Goal: Find the lines with the string "matplotlib" and return them.

- - - -

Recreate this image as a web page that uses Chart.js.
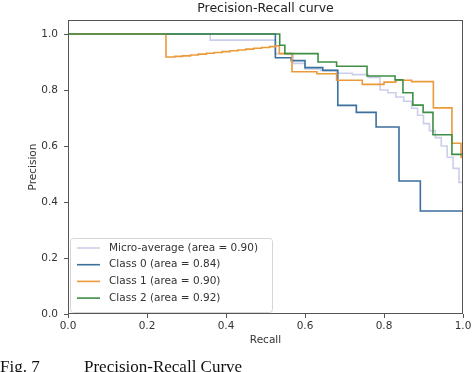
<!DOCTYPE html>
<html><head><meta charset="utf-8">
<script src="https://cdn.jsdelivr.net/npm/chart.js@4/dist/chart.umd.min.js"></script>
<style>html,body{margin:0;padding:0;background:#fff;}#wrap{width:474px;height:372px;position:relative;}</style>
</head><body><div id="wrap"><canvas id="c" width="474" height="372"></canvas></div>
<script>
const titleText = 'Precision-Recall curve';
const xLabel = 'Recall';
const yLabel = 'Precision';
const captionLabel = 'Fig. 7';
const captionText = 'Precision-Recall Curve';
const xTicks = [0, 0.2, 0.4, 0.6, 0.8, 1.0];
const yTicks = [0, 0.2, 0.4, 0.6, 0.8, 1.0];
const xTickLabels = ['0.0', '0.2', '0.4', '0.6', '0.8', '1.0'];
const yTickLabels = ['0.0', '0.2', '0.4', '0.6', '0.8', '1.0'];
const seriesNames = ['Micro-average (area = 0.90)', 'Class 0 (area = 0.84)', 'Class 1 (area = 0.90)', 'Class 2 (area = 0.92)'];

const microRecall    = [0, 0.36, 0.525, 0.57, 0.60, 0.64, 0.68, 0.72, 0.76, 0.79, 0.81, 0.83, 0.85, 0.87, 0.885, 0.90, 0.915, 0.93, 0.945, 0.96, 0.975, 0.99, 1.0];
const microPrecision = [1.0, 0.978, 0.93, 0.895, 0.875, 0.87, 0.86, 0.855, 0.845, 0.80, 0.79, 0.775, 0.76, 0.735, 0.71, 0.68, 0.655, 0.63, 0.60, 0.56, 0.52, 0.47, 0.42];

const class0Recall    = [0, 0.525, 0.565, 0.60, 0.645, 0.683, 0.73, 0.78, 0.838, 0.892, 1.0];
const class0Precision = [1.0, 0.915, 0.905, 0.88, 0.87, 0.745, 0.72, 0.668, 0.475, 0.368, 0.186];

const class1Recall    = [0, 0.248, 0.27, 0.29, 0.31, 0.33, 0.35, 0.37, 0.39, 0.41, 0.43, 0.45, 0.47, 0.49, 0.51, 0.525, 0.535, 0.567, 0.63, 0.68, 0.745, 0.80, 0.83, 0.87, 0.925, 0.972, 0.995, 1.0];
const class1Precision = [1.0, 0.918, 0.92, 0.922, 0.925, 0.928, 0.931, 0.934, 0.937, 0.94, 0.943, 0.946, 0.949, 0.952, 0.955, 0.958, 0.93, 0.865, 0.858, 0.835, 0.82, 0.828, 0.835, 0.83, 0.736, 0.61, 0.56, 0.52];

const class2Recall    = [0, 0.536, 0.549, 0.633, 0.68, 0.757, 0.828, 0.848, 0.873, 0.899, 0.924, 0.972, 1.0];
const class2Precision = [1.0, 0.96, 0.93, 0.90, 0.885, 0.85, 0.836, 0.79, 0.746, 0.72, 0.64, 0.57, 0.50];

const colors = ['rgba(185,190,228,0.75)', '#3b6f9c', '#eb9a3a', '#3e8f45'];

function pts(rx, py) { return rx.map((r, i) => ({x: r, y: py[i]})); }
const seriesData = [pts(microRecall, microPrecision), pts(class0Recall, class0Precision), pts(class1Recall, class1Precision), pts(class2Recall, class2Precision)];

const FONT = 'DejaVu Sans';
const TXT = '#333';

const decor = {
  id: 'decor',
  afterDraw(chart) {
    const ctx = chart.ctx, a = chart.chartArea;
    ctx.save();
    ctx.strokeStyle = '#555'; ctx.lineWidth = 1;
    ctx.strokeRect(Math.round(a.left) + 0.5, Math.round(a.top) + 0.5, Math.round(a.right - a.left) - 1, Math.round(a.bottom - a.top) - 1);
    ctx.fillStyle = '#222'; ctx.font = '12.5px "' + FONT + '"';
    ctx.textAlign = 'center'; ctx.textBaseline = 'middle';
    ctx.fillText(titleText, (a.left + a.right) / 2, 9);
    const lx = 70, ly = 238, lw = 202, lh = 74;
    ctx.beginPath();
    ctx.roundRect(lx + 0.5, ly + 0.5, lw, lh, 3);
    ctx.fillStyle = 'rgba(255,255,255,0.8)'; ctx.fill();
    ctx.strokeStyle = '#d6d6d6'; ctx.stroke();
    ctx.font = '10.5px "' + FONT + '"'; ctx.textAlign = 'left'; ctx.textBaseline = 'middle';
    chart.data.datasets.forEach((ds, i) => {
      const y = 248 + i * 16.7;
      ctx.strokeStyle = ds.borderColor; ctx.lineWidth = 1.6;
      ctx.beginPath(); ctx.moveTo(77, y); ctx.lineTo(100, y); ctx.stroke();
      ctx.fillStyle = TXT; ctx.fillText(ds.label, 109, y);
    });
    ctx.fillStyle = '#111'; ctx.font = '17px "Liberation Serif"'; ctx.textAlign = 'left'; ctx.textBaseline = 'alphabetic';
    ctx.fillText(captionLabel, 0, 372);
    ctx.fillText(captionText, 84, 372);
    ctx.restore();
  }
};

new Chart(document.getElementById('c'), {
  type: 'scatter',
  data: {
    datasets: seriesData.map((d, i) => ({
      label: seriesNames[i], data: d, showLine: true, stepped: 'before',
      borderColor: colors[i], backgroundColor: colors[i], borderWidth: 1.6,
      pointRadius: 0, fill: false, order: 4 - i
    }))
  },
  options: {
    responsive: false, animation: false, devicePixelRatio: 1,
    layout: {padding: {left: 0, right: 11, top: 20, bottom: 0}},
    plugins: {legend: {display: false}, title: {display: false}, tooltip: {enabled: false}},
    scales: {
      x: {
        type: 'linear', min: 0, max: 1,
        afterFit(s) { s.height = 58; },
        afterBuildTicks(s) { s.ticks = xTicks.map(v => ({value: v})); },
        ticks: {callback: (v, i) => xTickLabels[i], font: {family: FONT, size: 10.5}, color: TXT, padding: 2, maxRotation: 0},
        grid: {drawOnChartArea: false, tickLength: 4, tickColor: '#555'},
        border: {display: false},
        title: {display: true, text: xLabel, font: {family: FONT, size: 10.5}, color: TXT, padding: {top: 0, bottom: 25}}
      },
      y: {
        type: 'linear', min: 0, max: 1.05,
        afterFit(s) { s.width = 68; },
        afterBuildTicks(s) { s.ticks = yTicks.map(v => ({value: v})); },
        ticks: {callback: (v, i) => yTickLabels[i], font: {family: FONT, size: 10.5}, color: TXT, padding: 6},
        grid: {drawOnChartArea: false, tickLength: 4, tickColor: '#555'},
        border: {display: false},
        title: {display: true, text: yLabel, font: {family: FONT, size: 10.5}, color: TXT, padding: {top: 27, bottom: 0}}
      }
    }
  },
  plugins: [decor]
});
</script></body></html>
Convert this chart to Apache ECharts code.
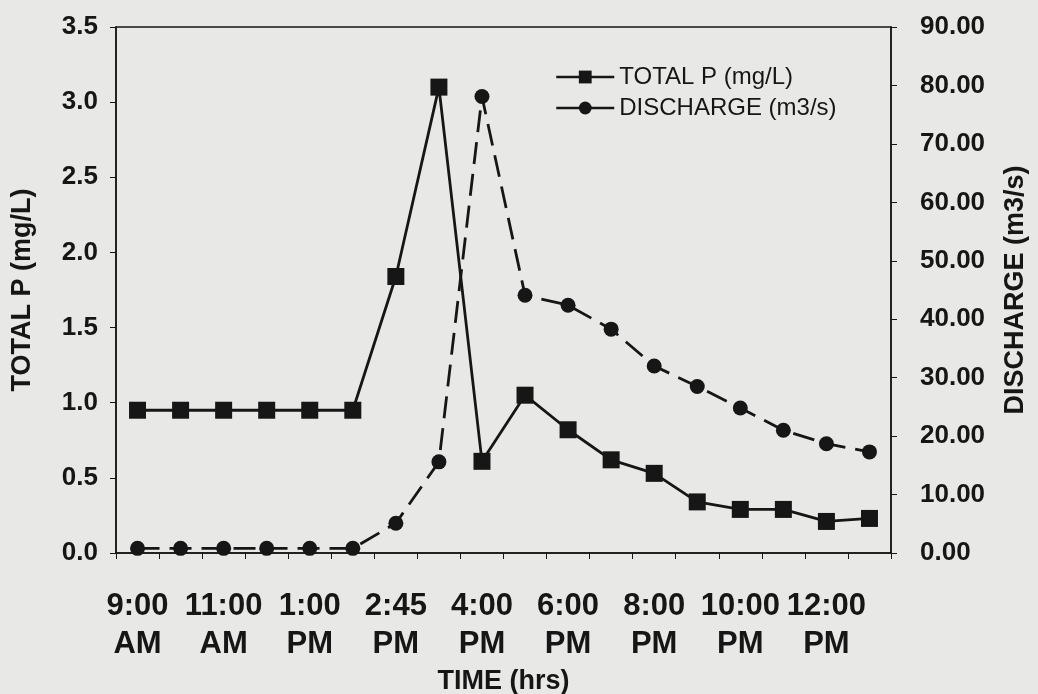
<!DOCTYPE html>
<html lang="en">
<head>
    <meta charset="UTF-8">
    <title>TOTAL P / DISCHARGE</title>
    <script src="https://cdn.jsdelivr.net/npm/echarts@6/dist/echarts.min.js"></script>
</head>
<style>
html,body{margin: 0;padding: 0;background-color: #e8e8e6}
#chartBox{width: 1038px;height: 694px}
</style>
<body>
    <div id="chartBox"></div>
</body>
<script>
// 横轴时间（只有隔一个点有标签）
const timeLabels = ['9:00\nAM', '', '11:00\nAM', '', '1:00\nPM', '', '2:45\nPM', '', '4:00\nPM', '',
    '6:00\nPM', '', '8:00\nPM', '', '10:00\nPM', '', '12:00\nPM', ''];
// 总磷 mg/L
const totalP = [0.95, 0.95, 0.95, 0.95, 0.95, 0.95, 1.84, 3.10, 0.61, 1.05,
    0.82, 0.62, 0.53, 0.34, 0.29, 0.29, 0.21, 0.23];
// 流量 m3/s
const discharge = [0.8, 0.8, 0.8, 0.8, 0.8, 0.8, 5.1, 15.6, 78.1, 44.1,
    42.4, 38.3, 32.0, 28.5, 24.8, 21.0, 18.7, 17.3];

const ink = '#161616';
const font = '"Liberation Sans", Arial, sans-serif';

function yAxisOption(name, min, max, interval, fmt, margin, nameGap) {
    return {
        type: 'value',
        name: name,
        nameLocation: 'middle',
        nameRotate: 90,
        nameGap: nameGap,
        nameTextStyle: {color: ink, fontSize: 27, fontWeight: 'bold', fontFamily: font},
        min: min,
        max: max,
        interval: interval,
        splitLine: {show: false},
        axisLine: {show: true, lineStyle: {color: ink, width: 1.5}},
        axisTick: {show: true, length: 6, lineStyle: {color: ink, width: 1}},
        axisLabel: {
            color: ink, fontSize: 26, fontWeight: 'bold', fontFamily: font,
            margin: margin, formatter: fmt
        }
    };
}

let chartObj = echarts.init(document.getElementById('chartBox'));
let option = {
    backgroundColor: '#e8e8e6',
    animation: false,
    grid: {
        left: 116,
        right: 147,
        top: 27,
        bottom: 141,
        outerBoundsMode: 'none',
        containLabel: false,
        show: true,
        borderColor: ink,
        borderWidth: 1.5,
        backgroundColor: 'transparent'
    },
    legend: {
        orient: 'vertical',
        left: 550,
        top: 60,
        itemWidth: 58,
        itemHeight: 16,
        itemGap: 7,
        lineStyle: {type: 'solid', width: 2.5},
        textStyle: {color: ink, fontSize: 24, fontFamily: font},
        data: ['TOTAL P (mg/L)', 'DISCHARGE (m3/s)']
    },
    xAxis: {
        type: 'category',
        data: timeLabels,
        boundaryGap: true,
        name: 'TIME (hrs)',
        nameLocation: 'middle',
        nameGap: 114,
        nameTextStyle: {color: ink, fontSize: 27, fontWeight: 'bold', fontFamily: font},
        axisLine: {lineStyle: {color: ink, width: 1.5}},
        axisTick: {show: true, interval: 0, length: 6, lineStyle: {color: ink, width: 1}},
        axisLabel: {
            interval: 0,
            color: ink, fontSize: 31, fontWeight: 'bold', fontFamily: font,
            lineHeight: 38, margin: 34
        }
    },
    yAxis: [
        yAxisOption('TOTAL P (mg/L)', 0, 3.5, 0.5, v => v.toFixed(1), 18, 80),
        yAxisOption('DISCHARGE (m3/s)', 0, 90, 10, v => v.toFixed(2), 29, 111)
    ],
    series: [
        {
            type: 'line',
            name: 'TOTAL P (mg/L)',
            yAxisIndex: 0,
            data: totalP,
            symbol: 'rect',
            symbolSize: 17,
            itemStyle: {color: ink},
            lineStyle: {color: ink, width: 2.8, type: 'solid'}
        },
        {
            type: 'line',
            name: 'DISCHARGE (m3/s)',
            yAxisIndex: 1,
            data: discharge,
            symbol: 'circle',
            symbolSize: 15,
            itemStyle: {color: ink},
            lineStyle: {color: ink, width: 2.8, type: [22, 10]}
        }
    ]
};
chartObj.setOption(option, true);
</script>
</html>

- - - -

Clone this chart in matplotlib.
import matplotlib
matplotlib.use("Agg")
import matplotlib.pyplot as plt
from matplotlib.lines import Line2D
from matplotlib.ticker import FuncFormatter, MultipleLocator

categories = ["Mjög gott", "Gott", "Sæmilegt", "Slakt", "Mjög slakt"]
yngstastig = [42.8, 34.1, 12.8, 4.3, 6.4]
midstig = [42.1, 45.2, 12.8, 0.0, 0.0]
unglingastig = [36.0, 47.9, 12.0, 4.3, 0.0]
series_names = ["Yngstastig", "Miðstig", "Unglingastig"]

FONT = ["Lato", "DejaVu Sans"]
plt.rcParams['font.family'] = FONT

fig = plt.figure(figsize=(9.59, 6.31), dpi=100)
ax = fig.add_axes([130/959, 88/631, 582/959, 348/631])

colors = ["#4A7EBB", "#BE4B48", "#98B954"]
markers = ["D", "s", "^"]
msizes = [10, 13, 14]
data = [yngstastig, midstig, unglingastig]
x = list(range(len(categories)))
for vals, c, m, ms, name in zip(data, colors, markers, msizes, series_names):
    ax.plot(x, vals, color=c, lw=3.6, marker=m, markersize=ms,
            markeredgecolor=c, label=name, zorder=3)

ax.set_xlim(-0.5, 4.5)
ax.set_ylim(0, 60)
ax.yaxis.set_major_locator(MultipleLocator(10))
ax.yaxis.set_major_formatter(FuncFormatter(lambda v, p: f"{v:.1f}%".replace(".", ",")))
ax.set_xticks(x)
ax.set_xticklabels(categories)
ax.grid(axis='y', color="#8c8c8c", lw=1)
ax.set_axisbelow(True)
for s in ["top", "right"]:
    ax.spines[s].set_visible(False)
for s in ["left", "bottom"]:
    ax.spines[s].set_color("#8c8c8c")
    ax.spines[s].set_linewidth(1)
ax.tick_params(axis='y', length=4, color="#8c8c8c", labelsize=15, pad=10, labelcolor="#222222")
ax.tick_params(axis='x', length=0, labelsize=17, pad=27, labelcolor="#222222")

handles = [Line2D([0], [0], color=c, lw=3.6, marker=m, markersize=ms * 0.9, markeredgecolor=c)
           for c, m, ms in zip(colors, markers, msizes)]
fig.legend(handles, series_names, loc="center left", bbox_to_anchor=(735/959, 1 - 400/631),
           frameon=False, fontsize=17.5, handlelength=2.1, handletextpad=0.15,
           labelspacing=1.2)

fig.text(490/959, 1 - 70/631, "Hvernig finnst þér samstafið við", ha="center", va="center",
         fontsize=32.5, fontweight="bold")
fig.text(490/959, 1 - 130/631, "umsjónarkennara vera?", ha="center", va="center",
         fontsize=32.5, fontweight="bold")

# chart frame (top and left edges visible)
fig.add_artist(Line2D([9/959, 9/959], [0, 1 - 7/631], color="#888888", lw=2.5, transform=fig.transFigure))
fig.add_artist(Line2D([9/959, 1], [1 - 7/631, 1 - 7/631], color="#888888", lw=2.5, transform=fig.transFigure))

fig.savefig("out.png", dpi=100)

- - - -

Output for this exercise:
Clone this chart in matplotlib.
import matplotlib
matplotlib.use("Agg")
import matplotlib.pyplot as plt
from matplotlib.lines import Line2D
from matplotlib.ticker import FuncFormatter, MultipleLocator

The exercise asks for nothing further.